The arrears of the minimum wage consequential adjustment that the FG announced that it paid the workers in Federal universities about five weeks ago was so messed up that over 1000 staff of the University of Port Harcourt are yet to be paid five weeks after the deceptive announcement. The payment was messed up via the same IPPIS that the FG is praising now. When they first made the payment about five weeks ago, over half of the staff in UniPort did not receive payment. It was learnt that the original list submitted by the University for the payment was messed up by the operators of the IPPIS to the extent that names of persons that have nothing to do with UniPort appeared on it.

The shameful display of incompetence on the side of the operators of the ineffective payment platform was not restricted to the University of Port Harcourt alone. Chairpersons of different branches of ASUU confirmed similar ugly incident in varying degrees. Staff of some specialised universities especially the Universities of Agriculture were completely omitted; not a single staff was paid.
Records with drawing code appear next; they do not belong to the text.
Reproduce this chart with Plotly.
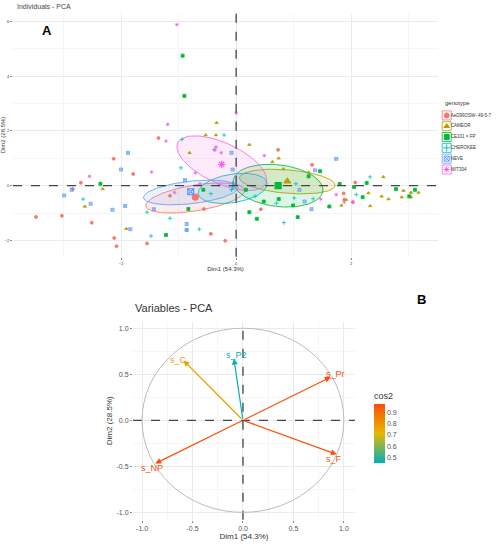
import numpy as np
import plotly.graph_objects as go
from plotly.colors import sample_colorscale

# ---- panel A: individuals ----
genotypes = ["AeD99OSW- 49-5-7", "CAMEOR", "CE101 \u00d7 FP", "CHEROKEE", "NEVE", "WIT304"]
colors = ["#F8766D", "#B79F00", "#00BA38", "#00BFC4", "#619CFF", "#F564E3"]
symbols = ["circle", "triangle-up", "square", "cross-thin-open", "square-x-open", "asterisk-open"]

pts_x = [
    [-3.48, -3.03, -2.84, -2.70, -2.51, -2.13, -1.79, -2.12, -2.08, -1.55, -1.35, -1.15, -0.56, -0.44, -0.19, 0.73, 0.16, 0.43, 1.32, 1.87, 2.07, 2.03, 1.88],
    [-2.32, -2.63, -1.91, -0.81, -0.53, -0.34, -0.35, 0.23, 0.63, 0.74, 0.82, 1.26, 1.83, 2.30, 2.33, 2.56, 2.53, 2.65, 2.88, 2.91, 3.04, 3.04, 3.17, 1.91],
    [-0.93, -0.90, -2.36, -1.22, -0.83, -0.57, 0.23, 0.36, 0.17, 0.48, 0.74, 0.99, 1.07, 1.46, 1.62, 1.80, 2.05, 2.27, 2.20, 2.78, 3.11, 3.01, 1.26],
    [-2.66, -0.94, -0.21, -0.96, -1.55, -1.48, -1.15, -0.86, -0.64, -0.44, -0.38, -0.08, 0.33, 0.70, 0.83, 1.01, 1.04, 2.09, 2.33, 1.34],
    [-2.99, -2.86, -2.53, -2.15, -2.00, -1.88, -1.93, -1.84, -1.43, -0.89, -0.86, -0.86, -0.08, -0.06, 1.19, 1.31, 1.37, 1.10, 1.74],
    [-1.03, -1.19, -1.22, -2.55, -1.47, -1.07, -0.71, -0.35, -0.37, -0.26, 0.00, 0.49, -0.63, -0.30, 1.47, 1.74, 1.88, 2.03],
]
pts_y = [
    [-1.14, -1.10, -0.12, 0.11, -1.35, 0.98, 0.43, -1.91, -2.21, -2.11, 1.74, -0.37, -0.85, -1.76, -2.01, 1.31, -0.15, -0.86, 0.76, -0.28, 0.12, -0.60, -0.51],
    [-0.12, -0.76, -1.57, 1.20, 1.85, 2.30, 1.85, 1.50, 0.87, 1.00, 0.61, 0.49, -0.72, -0.27, -0.74, 0.32, -0.39, -0.49, -0.42, -0.18, -0.25, -0.42, -0.25, -0.51],
    [4.75, 3.28, 0.07, -1.80, -0.85, -0.15, -0.97, -1.21, -0.15, -0.58, -0.49, -0.72, -1.15, 0.53, -0.76, 0.06, -0.05, 0.10, -0.42, -0.12, -0.15, -0.39, 0.34],
    [-0.49, 1.69, 1.85, 0.65, -0.97, -1.84, -1.19, -1.62, -1.59, -0.29, 1.32, -0.15, -0.39, -0.64, -1.35, -0.45, 0.07, -0.33, 0.32, -0.48],
    [-0.36, -0.15, -0.66, -0.88, 0.59, 1.20, -0.74, -1.59, -0.86, 0.20, -1.40, -1.62, 1.20, 0.59, -0.58, -0.86, 0.56, -0.15, 0.98],
    [5.88, 2.24, 1.63, 0.34, 0.50, -0.25, 0.47, 1.41, 1.30, 1.20, 2.65, 1.10, 0.07, 0.02, -0.49, -0.33, -0.60, -0.60],
]
# group means and ellipse parameters (centre, half-extents, correlation)
cent_x = [-0.71, 0.89, 0.73, -0.06, -0.79, -0.25]
cent_y = [-0.42, 0.16, 0.00, 0.00, -0.22, 0.78]
ell_sx = [0.86, 0.83, 0.78, 0.60, 0.82, 0.78]
ell_sy = [0.55, 0.45, 0.78, 0.55, 0.45, 1.00]
ell_r = [0.5, -0.3, -0.2, 0.3, 0.4, -0.6]
ell_cy = [-0.45, 0.15, 0.0, -0.1, -0.25, 0.82]

# ---- panel B: variables ----
var_names = ["s_Pr", "s_F", "s_NP", "s_C", "s_P2"]
var_x = [0.87, 0.93, -0.87, -0.59, -0.09]
var_y = [0.47, -0.37, -0.47, 0.65, 0.67]
var_cos2 = [0.97, 0.96, 0.97, 0.77, 0.46]
cscale = [[0, "#00AFBB"], [0.5, "#E7B800"], [1, "#FC4E07"]]
cmin, cmax = 0.45, 0.97

fig = go.Figure()

t = np.linspace(0, 2 * np.pi, 120)
for i, g in enumerate(genotypes):
    ex = cent_x[i] + ell_sx[i] * np.cos(t)
    ey = ell_cy[i] + ell_sy[i] * (ell_r[i] * np.cos(t) + np.sqrt(1 - ell_r[i] ** 2) * np.sin(t))
    fig.add_trace(go.Scatter(x=ex, y=ey, mode="lines", fill="toself", fillcolor=colors[i],
                             opacity=0.13, line=dict(color=colors[i], width=1),
                             showlegend=False, hoverinfo="skip"))
    fig.add_trace(go.Scatter(x=ex, y=ey, mode="lines", line=dict(color=colors[i], width=1),
                             opacity=0.8, showlegend=False, hoverinfo="skip"))
for i, g in enumerate(genotypes):
    fig.add_trace(go.Scatter(x=pts_x[i], y=pts_y[i], mode="markers", name=g, showlegend=False,
                             marker=dict(color=colors[i], symbol=symbols[i], size=3,
                                         line=dict(color=colors[i], width=0.8))))
    fig.add_trace(go.Scatter(x=[cent_x[i]], y=[cent_y[i]], mode="markers", showlegend=False,
                             marker=dict(color=colors[i], symbol=symbols[i], size=6,
                                         line=dict(color=colors[i], width=1.2))))

# compact legend drawn on its own small axis
idx = list(range(len(genotypes)))
fig.add_trace(go.Scatter(x=[1] * len(idx), y=idx, xaxis="x3", yaxis="y3", mode="markers",
                         showlegend=False, hoverinfo="skip", cliponaxis=False,
                         marker=dict(symbol="square", size=9, color="rgba(255,255,255,0)",
                                     line=dict(color=colors, width=0.8))))
fig.add_trace(go.Scatter(x=[1] * len(idx), y=idx, xaxis="x3", yaxis="y3", mode="markers+text",
                         text=genotypes, textposition="middle right", cliponaxis=False,
                         textfont=dict(size=4.5, color="#333"), showlegend=False, hoverinfo="skip",
                         marker=dict(symbol=symbols, size=5, color=colors,
                                     line=dict(color=colors, width=1))))

# colorbar carrier
fig.add_trace(go.Scatter(x=[0], y=[0], xaxis="x2", yaxis="y2", mode="markers", showlegend=False,
                         marker=dict(color=[cmin], colorscale=cscale, cmin=cmin, cmax=cmax, size=0.1, opacity=0,
                                     showscale=True,
                                     colorbar=dict(title=dict(text="cos2", font=dict(size=9), side="top"),
                                                   x=0.728, xanchor="left", y=0.225, yanchor="middle",
                                                   len=0.17, thickness=11, outlinewidth=0,
                                                   tickvals=[0.5, 0.6, 0.7, 0.8, 0.9],
                                                   tickfont=dict(size=7, color="#555")))))

arrow_cols = sample_colorscale(cscale, [(c - cmin) / (cmax - cmin) for c in var_cos2])
lab_dx = [0.05, -0.03, -0.03, -0.05, 0.03]
lab_dy = [0.03, -0.05, -0.05, 0.0, 0.04]
for i, v in enumerate(var_names):
    fig.add_annotation(x=var_x[i], y=var_y[i], ax=0, ay=0, xref="x2", yref="y2", axref="x2", ayref="y2",
                       showarrow=True, arrowhead=2, arrowsize=1, arrowwidth=1.2, arrowcolor=arrow_cols[i], text="")
    fig.add_annotation(x=var_x[i] + lab_dx[i], y=var_y[i] + lab_dy[i], xref="x2", yref="y2", text=v,
                       showarrow=False, font=dict(size=9, color=arrow_cols[i]))

grid = "#EBEBEB"
fig.update_layout(
    width=500, height=550, margin=dict(l=0, r=0, t=0, b=0, autoexpand=False),
    plot_bgcolor="white", paper_bgcolor="white", showlegend=False,
    font=dict(family="Liberation Sans, Arial", color="#333"),
    xaxis=dict(domain=[0.026, 0.876], range=[-3.88, 3.51], tickvals=[-2, 0, 2], showgrid=True,
               gridcolor=grid, zeroline=False, tickfont=dict(size=4), ticks="outside", ticklen=2,
               tickcolor="#888", minor=dict(dtick=1, showgrid=True, gridcolor="#F5F5F5"),
               title=dict(text="Dim1 (54.3%)", font=dict(size=6), standoff=2), anchor="y"),
    yaxis=dict(domain=[0.533, 0.976], range=[-2.6, 6.3], tickvals=[-2, 0, 2, 4, 6], showgrid=True,
               gridcolor=grid, zeroline=False, tickfont=dict(size=4), ticks="outside", ticklen=2,
               tickcolor="#888", minor=dict(dtick=1, showgrid=True, gridcolor="#F5F5F5"),
               title=dict(text="Dim2 (28.5%)", font=dict(size=6), standoff=2), anchor="x"),
    xaxis2=dict(domain=[0.266, 0.71], range=[-1.09, 1.11], tickvals=[-1, -0.5, 0, 0.5, 1],
                ticktext=["-1.0", "-0.5", "0.0", "0.5", "1.0"], gridcolor=grid, zeroline=False,
                ticks="outside", ticklen=2, tickcolor="#888", tickfont=dict(size=7, color="#555"),
                minor=dict(dtick=0.25, showgrid=True, gridcolor="#F5F5F5"),
                title=dict(text="Dim1 (54.3%)", font=dict(size=8), standoff=0), anchor="y2"),
    yaxis2=dict(domain=[0.055, 0.415], range=[-1.08, 1.07], tickvals=[-1, -0.5, 0, 0.5, 1],
                ticktext=["-1.0", "-0.5", "0.0", "0.5", "1.0"], gridcolor=grid, zeroline=False,
                ticks="outside", ticklen=2, tickcolor="#888", tickfont=dict(size=7, color="#555"),
                minor=dict(dtick=0.25, showgrid=True, gridcolor="#F5F5F5"),
                title=dict(text="Dim2 (28.5%)", font=dict(size=8), standoff=2), anchor="x2"),
    xaxis3=dict(domain=[0.886, 0.96], range=[0, 10], visible=False, anchor="y3"),
    yaxis3=dict(domain=[0.682, 0.8], range=[5.5, -0.5], visible=False, anchor="x3"),
)

# reference lines
for xr, yr in [("x", "y"), ("x2", "y2")]:
    fig.add_shape(type="line", xref=xr + " domain", yref=yr,
                  x0=0, x1=1, y0=0, y1=0, line=dict(color="#444", width=1.3, dash="dash"))
    fig.add_shape(type="line", xref=xr, yref=yr + " domain",
                  x0=0, x1=0, y0=0, y1=1, line=dict(color="#444", width=1.3, dash="dash"))
fig.add_shape(type="circle", xref="x2", yref="y2", x0=-1, x1=1, y0=-1, y1=1,
              line=dict(color="#BBBBBB", width=1))

fig.add_annotation(text="genotype", x=0.886, y=0.812, xref="paper", yref="paper",
                   xanchor="left", yanchor="middle", showarrow=False, font=dict(size=6, color="#333"))
fig.add_annotation(text="Individuals - PCA", x=0.03, y=0.998, xref="paper", yref="paper",
                   xanchor="left", yanchor="top", showarrow=False, font=dict(size=7, color="#444"))
fig.add_annotation(text="<b>A</b>", x=0.08, y=0.945, xref="paper", yref="paper",
                   xanchor="left", yanchor="middle", showarrow=False, font=dict(size=13, color="black"))
fig.add_annotation(text="Variables - PCA", x=0.266, y=0.44, xref="paper", yref="paper",
                   xanchor="left", yanchor="middle", showarrow=False, font=dict(size=11, color="#333"))
fig.add_annotation(text="<b>B</b>", x=0.83, y=0.455, xref="paper", yref="paper",
                   xanchor="left", yanchor="middle", showarrow=False, font=dict(size=13, color="black"))

# drop the browser's default 8px body margin so the figure sits at the page origin
fig.write_html("out.html", config={"displayModeBar": False},
               post_script="document.body.style.margin='0';")
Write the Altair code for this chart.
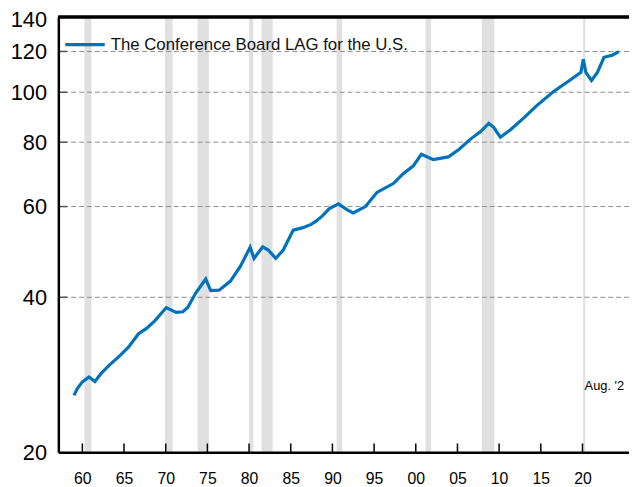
import altair as alt
import pandas as pd

# ---- data ----
years = [1959.0, 1959.4, 1960.0, 1960.8, 1961.5, 1962.37, 1963.3, 1964.35, 1965.53, 1966.72,
         1967.7, 1968.69, 1970.07, 1971.25, 1972.05, 1972.64, 1973.62, 1974.8, 1975.4, 1976.4,
         1977.77, 1978.95, 1980.13, 1980.6, 1981.64, 1982.3, 1983.2, 1984.1, 1985.3, 1986.46,
         1987.44, 1988.03, 1988.83, 1989.6, 1990.72, 1991.79, 1992.5, 1993.96, 1995.34, 1997.31,
         1998.49, 1999.68, 2000.67, 2002.1, 2003.9, 2005.2, 2006.6, 2007.78, 2008.76, 2009.35,
         2010.15, 2011.33, 2012.9, 2014.48, 2016.46, 2018.44, 2019.81, 2020.1, 2020.4, 2021.08,
         2021.79, 2022.58, 2023.56, 2024.36]
values = [25.8, 26.6, 27.4, 28.0, 27.45, 28.6, 29.6, 30.64, 32.0, 33.95,
          34.8, 36.0, 38.2, 37.4, 37.5, 38.2, 40.8, 43.4, 41.2, 41.3,
          43.0, 45.9, 50.0, 47.6, 50.1, 49.4, 47.6, 49.4, 54.0, 54.6,
          55.4, 56.2, 57.6, 59.4, 60.7, 59.1, 58.3, 60.0, 63.9, 66.5,
          69.5, 71.9, 75.8, 74.0, 74.9, 77.5, 81.2, 83.9, 87.0, 85.5,
          81.8, 84.5, 89.0, 94.1, 100.1, 105.4, 109.3, 115.9, 109.3, 105.4,
          109.3, 116.9, 118.0, 119.9]
series_name = "The Conference Board LAG for the U.S."

rec_start = [1960.25, 1969.92, 1973.83, 1980.0, 1981.5, 1990.5, 2001.17, 2007.92, 2020.08]
rec_end = [1961.08, 1970.83, 1975.17, 1980.5, 1982.83, 1991.17, 2001.83, 2009.42, 2020.33]

x_ticks = [1960, 1965, 1970, 1975, 1980, 1985, 1990, 1995, 2000, 2005, 2010, 2015, 2020]
y_labels = [20, 40, 60, 80, 100, 120, 140]
y_grid = [40, 60, 80, 100, 120]

note_text = "Aug. '2"
note_year = 2020.25
note_value = 26.9

# ---- tables ----
line_df = pd.DataFrame({"year": years, "value": values, "series": series_name})
rec_df = pd.DataFrame({"start": rec_start, "end": rec_end})
grid_df = pd.DataFrame({"g": y_grid})
xt_df = pd.DataFrame({"t": x_ticks})
note_df = pd.DataFrame({"t": [note_text]})

FONT = "Liberation Sans"
W, H = 578, 441
xscale = alt.Scale(domain=[1957.12, 2025.58], nice=False, zero=False)
yscale = alt.Scale(type="log", domain=[20, 140], nice=False)

xaxis = alt.Axis(values=x_ticks, labelExpr="substring(toString(datum.value), 2)",
                 title=None, grid=False, ticks=False, domainColor="black", domainWidth=2.5,
                 labelFont=FONT, labelFontSize=16, labelColor="black", labelPadding=19,
                 labelFlush=False, zindex=1)
yaxis = alt.Axis(values=y_labels, title=None, grid=False, ticks=False, domainColor="black",
                 domainWidth=2.5, labelFont=FONT, labelFontSize=22, labelColor="black",
                 labelPadding=12, labelFlush=False, zindex=1,
                 labelOffset={"condition": {"test": "datum.value == 140", "value": 3},
                              "value": 0})

bands = alt.Chart(rec_df).mark_rect(color="#e0e0e0").encode(
    x=alt.X("start:Q", scale=xscale, axis=xaxis),
    x2="end:Q",
)

grid = alt.Chart(grid_df).mark_rule(color="#8c8c8c", strokeWidth=1, strokeDash=[5, 3]).encode(
    y=alt.Y("g:Q", scale=yscale, axis=yaxis)
)

ytick = alt.Chart(grid_df).mark_rule(color="#555555", strokeWidth=1.5).encode(
    y=alt.Y("g:Q", scale=yscale),
    x=alt.value(0), x2=alt.value(9),
)

xtick = alt.Chart(xt_df).mark_rule(color="black", strokeWidth=1.5).encode(
    x=alt.X("t:Q", scale=xscale),
    y=alt.value(H - 9), y2=alt.value(H),
)

topline = alt.Chart(grid_df).mark_rule(color="black", strokeWidth=2.5).encode(
    y=alt.value(0)
)

line = alt.Chart(line_df).mark_line(strokeWidth=3.2).encode(
    x=alt.X("year:Q", scale=xscale),
    y=alt.Y("value:Q", scale=yscale),
    color=alt.Color("series:N", scale=alt.Scale(range=["#0072bc"]),
                    legend=alt.Legend(orient="none", legendX=5, legendY=6, title=None,
                                      symbolType="stroke", symbolSize=1600,
                                      symbolStrokeWidth=3.5, labelFont=FONT,
                                      labelFontSize=17, labelColor="#111111",
                                      labelLimit=0, padding=0, labelOffset=4)),
)

note = alt.Chart(note_df).mark_text(
    align="left", baseline="middle", font=FONT, fontSize=13, color="black"
).encode(
    x=alt.X(datum=note_year, scale=xscale),
    y=alt.Y(datum=note_value, scale=yscale),
    text="t:N",
)

chart = alt.layer(bands, grid, ytick, xtick, line, topline, note).properties(
    width=W, height=H,
    autosize=alt.AutoSizeParams(type="none"),
    padding={"left": 51, "top": 6, "right": 0, "bottom": 32},
).configure_view(stroke=None).configure(background="white")

chart.save("out.html", embed_options={"renderer": "svg", "actions": False})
Just about a week ago, an attempt to pay the numerous workers omitted from the first payment exposed further the irregularities that define the IPPIS. Majority of those who were paid when the first payment was made, were paid again while many of those not paid initially were completely omitted. What is currently ongoing is an attempt to clear their poo poo. A ‘lien’ has been placed on the affected accounts with those that have not been paid left despondent and at the mercy of reversals and recoveries from those accounts that were credited twice by the operators of the almighty IPPIS.

Now that FG has started praising the IPPIS despite its condemnation by the Auditor-General of the Federation and the Head of Service few months ago, and the palpable inefficiency, irregularities and loopholes that characterize it, perhaps it will score above 100 percent after the ongoing integrity test so that it can be rated above UTAS that scored 99.3 percent after the second integrity test that the FG subjected it to.
What a country! We are curiously watching. Dr Chima is the chairperson, ASUU UniPort.